-- BEGIN --

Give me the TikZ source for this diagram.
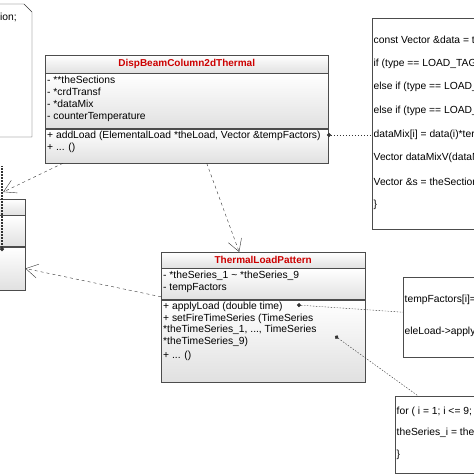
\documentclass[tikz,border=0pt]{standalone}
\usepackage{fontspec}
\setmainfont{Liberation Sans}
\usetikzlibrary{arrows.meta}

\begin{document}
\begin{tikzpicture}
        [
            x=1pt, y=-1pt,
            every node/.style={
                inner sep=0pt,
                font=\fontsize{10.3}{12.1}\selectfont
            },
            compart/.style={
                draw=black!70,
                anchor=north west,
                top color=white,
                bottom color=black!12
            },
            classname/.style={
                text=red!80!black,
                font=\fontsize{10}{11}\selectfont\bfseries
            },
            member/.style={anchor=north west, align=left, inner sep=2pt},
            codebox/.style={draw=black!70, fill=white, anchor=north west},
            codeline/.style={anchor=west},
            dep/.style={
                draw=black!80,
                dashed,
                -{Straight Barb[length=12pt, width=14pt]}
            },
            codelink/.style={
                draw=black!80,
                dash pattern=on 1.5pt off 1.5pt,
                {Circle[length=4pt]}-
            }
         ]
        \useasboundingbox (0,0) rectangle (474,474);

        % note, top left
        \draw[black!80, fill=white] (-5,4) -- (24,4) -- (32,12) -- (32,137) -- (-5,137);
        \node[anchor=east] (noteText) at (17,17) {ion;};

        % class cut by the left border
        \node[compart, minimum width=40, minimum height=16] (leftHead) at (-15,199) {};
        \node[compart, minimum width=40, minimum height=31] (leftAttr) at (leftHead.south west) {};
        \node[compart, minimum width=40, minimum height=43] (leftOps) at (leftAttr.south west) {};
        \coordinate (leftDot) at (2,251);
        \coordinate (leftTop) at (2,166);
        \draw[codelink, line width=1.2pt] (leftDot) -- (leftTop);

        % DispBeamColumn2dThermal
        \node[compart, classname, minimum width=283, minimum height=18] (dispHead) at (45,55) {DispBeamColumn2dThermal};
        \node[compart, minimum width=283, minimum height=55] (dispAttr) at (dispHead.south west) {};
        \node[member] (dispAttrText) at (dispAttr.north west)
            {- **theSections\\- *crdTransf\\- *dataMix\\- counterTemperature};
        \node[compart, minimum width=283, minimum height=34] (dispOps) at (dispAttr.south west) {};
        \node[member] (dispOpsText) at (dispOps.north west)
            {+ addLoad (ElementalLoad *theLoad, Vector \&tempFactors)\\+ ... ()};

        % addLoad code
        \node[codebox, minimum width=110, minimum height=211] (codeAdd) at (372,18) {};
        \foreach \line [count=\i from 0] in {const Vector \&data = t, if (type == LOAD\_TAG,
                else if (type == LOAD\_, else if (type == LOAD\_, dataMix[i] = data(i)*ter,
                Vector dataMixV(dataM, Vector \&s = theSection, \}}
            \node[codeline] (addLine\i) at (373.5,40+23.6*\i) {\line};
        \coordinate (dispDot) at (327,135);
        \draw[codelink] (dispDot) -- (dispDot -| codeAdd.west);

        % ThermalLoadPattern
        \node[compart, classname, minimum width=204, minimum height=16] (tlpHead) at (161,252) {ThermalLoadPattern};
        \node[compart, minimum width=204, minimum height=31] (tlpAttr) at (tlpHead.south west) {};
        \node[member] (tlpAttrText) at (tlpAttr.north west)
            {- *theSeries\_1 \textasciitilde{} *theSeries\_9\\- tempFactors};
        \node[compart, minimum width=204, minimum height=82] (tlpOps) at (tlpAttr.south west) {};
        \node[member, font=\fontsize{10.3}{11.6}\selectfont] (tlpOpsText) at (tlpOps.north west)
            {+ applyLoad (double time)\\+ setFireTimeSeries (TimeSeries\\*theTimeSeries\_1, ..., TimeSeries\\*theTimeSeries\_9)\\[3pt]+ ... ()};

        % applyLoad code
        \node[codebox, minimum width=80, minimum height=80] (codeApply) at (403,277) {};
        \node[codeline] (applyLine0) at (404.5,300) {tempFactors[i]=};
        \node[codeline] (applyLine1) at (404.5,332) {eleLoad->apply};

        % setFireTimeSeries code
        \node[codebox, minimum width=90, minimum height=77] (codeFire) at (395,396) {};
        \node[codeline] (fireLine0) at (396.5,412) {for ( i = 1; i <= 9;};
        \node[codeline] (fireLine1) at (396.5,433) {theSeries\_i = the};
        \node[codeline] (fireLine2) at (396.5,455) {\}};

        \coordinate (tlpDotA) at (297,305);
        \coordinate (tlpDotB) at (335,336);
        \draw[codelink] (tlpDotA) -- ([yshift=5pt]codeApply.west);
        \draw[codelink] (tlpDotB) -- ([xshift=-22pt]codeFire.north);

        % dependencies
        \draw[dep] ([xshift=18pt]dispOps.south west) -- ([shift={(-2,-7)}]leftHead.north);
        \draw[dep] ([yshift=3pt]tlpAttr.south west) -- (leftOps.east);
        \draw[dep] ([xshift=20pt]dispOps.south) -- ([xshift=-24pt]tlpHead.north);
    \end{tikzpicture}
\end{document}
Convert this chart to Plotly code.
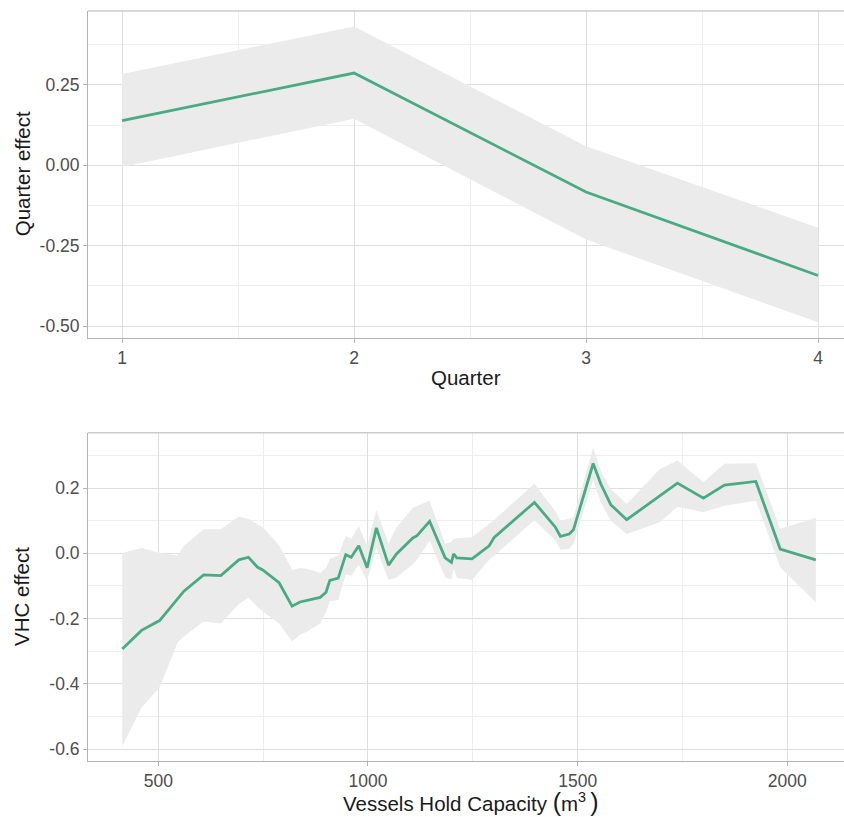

-- END --

• **Task brief**: Repeat the listing in full and exactly. Do not include any images.

• **Exercise response**:
Give me the TikZ source for this diagram.
\documentclass[tikz,border=0pt]{standalone}
\usepackage{fontspec}
\setmainfont{Liberation Sans}
\usetikzlibrary{arrows.meta}

\begin{document}
\begin{tikzpicture}
        [
            x=1pt, y=-1pt,
            every node/.style={
                inner sep=0pt,
                font=\fontsize{10.3}{12.1}\selectfont
            },
            compart/.style={
                draw=black!70,
                anchor=north west,
                top color=white,
                bottom color=black!12
            },
            classname/.style={
                text=red!80!black,
                font=\fontsize{10}{11}\selectfont\bfseries
            },
            member/.style={anchor=north west, align=left, inner sep=2pt},
            codebox/.style={draw=black!70, fill=white, anchor=north west},
            codeline/.style={anchor=west},
            dep/.style={
                draw=black!80,
                dashed,
                -{Straight Barb[length=12pt, width=14pt]}
            },
            codelink/.style={
                draw=black!80,
                dash pattern=on 1.5pt off 1.5pt,
                {Circle[length=4pt]}-
            }
         ]
        \useasboundingbox (0,0) rectangle (474,474);

        % note, top left
        \draw[black!80, fill=white] (-5,4) -- (24,4) -- (32,12) -- (32,137) -- (-5,137);
        \node[anchor=east] (noteText) at (17,17) {ion;};

        % class cut by the left border
        \node[compart, minimum width=40, minimum height=16] (leftHead) at (-15,199) {};
        \node[compart, minimum width=40, minimum height=31] (leftAttr) at (leftHead.south west) {};
        \node[compart, minimum width=40, minimum height=43] (leftOps) at (leftAttr.south west) {};
        \coordinate (leftDot) at (2,251);
        \coordinate (leftTop) at (2,166);
        \draw[codelink, line width=1.2pt] (leftDot) -- (leftTop);

        % DispBeamColumn2dThermal
        \node[compart, classname, minimum width=283, minimum height=18] (dispHead) at (45,55) {DispBeamColumn2dThermal};
        \node[compart, minimum width=283, minimum height=55] (dispAttr) at (dispHead.south west) {};
        \node[member] (dispAttrText) at (dispAttr.north west)
            {- **theSections\\- *crdTransf\\- *dataMix\\- counterTemperature};
        \node[compart, minimum width=283, minimum height=34] (dispOps) at (dispAttr.south west) {};
        \node[member] (dispOpsText) at (dispOps.north west)
            {+ addLoad (ElementalLoad *theLoad, Vector \&tempFactors)\\+ ... ()};

        % addLoad code
        \node[codebox, minimum width=110, minimum height=211] (codeAdd) at (372,18) {};
        \foreach \line [count=\i from 0] in {const Vector \&data = t, if (type == LOAD\_TAG,
                else if (type == LOAD\_, else if (type == LOAD\_, dataMix[i] = data(i)*ter,
                Vector dataMixV(dataM, Vector \&s = theSection, \}}
            \node[codeline] (addLine\i) at (373.5,40+23.6*\i) {\line};
        \coordinate (dispDot) at (327,135);
        \draw[codelink] (dispDot) -- (dispDot -| codeAdd.west);

        % ThermalLoadPattern
        \node[compart, classname, minimum width=204, minimum height=16] (tlpHead) at (161,252) {ThermalLoadPattern};
        \node[compart, minimum width=204, minimum height=31] (tlpAttr) at (tlpHead.south west) {};
        \node[member] (tlpAttrText) at (tlpAttr.north west)
            {- *theSeries\_1 \textasciitilde{} *theSeries\_9\\- tempFactors};
        \node[compart, minimum width=204, minimum height=82] (tlpOps) at (tlpAttr.south west) {};
        \node[member, font=\fontsize{10.3}{11.6}\selectfont] (tlpOpsText) at (tlpOps.north west)
            {+ applyLoad (double time)\\+ setFireTimeSeries (TimeSeries\\*theTimeSeries\_1, ..., TimeSeries\\*theTimeSeries\_9)\\[3pt]+ ... ()};

        % applyLoad code
        \node[codebox, minimum width=80, minimum height=80] (codeApply) at (403,277) {};
        \node[codeline] (applyLine0) at (404.5,300) {tempFactors[i]=};
        \node[codeline] (applyLine1) at (404.5,332) {eleLoad->apply};

        % setFireTimeSeries code
        \node[codebox, minimum width=90, minimum height=77] (codeFire) at (395,396) {};
        \node[codeline] (fireLine0) at (396.5,412) {for ( i = 1; i <= 9;};
        \node[codeline] (fireLine1) at (396.5,433) {theSeries\_i = the};
        \node[codeline] (fireLine2) at (396.5,455) {\}};

        \coordinate (tlpDotA) at (297,305);
        \coordinate (tlpDotB) at (335,336);
        \draw[codelink] (tlpDotA) -- ([yshift=5pt]codeApply.west);
        \draw[codelink] (tlpDotB) -- ([xshift=-22pt]codeFire.north);

        % dependencies
        \draw[dep] ([xshift=18pt]dispOps.south west) -- ([shift={(-2,-7)}]leftHead.north);
        \draw[dep] ([yshift=3pt]tlpAttr.south west) -- (leftOps.east);
        \draw[dep] ([xshift=20pt]dispOps.south) -- ([xshift=-24pt]tlpHead.north);
    \end{tikzpicture}
\end{document}
Convert this chart to Plotly code.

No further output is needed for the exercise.